Technological and Military Contributions

Ironworking and Weaponry

The Wagadou Empire was a center of iron production. The Soninke mastered the smelting of iron ore, creating tools and weapons that gave them a military edge. Iron-tipped spears, swords, and arrowheads were standard issue for the cavalry. The empire also used leather armor and shields made from elephant hide. The army's mobility was enhanced by the use of horses, which were imported from North Africa and bred locally. This cavalry force allowed Wagadou to project power over long distances and subdue rival groups like the Berber Sanhaja confederation.

Agriculture and Engineering

Beyond warfare, the Soninke engineered irrigation systems and managed water resources in a semi-arid environment. They cultivated sorghum, millet, and cotton using techniques that conserved soil moisture. The empire's ability to feed its population was critical to its stability, and surplus grain was used to support trade caravans. Archaeologists have uncovered remnants of granaries and wells that attest to sophisticated agricultural planning.

Decline and Legacy

Internal Weaknesses and External Pressures

By the 12th century, the Wagadou Empire faced mounting challenges. Overgrazing and deforestation in the Sahel may have reduced agricultural output. Internal rebellions among vassal states, such as the Takrur kingdom, eroded central authority. More critically, the Almoravid movement—a Berber Islamic reformist dynasty—launched repeated attacks from the north in the 11th century. While Wagadou initially resisted, the prolonged conflict weakened it. The empire's reliance on gold and salt monopolies also proved fragile when new trade routes bypassed its territory. The final blow came from the Sosso Empire, led by Sumanguru Kanté, who conquered Kumbi Saleh around 1203. Shortly afterward, the rising Mali Empire under Sundiata Keita absorbed what remained of Wagadou.

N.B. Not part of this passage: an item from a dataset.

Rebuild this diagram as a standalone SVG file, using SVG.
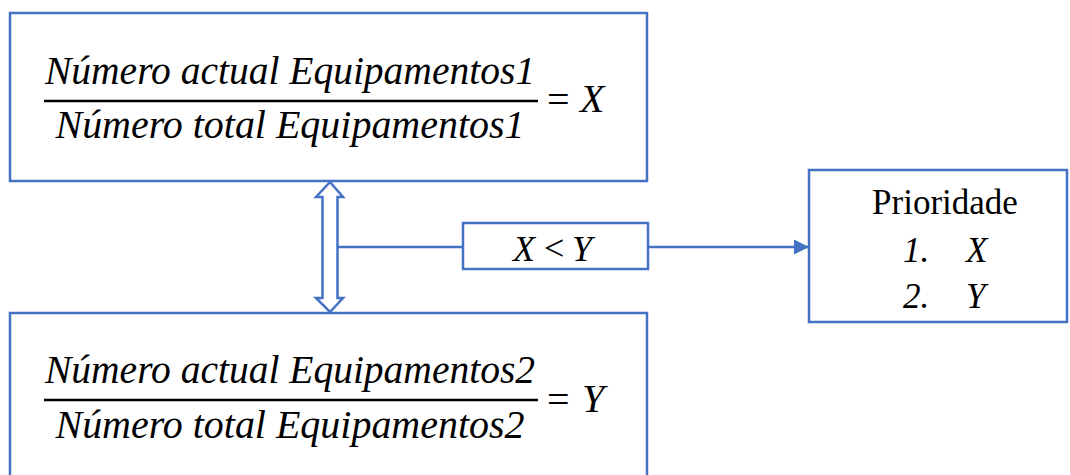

Historical Significance and Modern Relevance

Though Wagadou faded, its legacies endure. It established the pattern of gold-salt trade that later enriched Mali and Songhai. Its architectural and administrative innovations influenced subsequent Sahelian states. The Soninke diaspora continued to spread across West Africa, maintaining their language and traditions. Today, archaeological sites like the ruins of Kumbi Saleh (listed as a tentative UNESCO World Heritage site) attract researchers and tourists. The empire's story is also a corrective to the stereotype that precolonial Africa lacked complex civilizations. For a comprehensive overview of the Ghana Empire, readers can consult World History Encyclopedia's article and The Metropolitan Museum of Art's essay.

Conclusion: Lessons from the Wagadou Empire

The Wagadou Empire exemplifies how strategic geography, resource management, and cross-cultural exchange can build a durable civilization. Its history shows that Africa's precolonial states were not isolated but part of a wider global network of trade and diplomacy. The gold-salt trade, in particular, demonstrates the power of complementary resources to create wealth and foster cooperation across vast distances. As climate change and economic pressures reshape the Sahel today, the story of Wagadou offers valuable perspectives on resilience, adaptation, and the interplay between environment and society.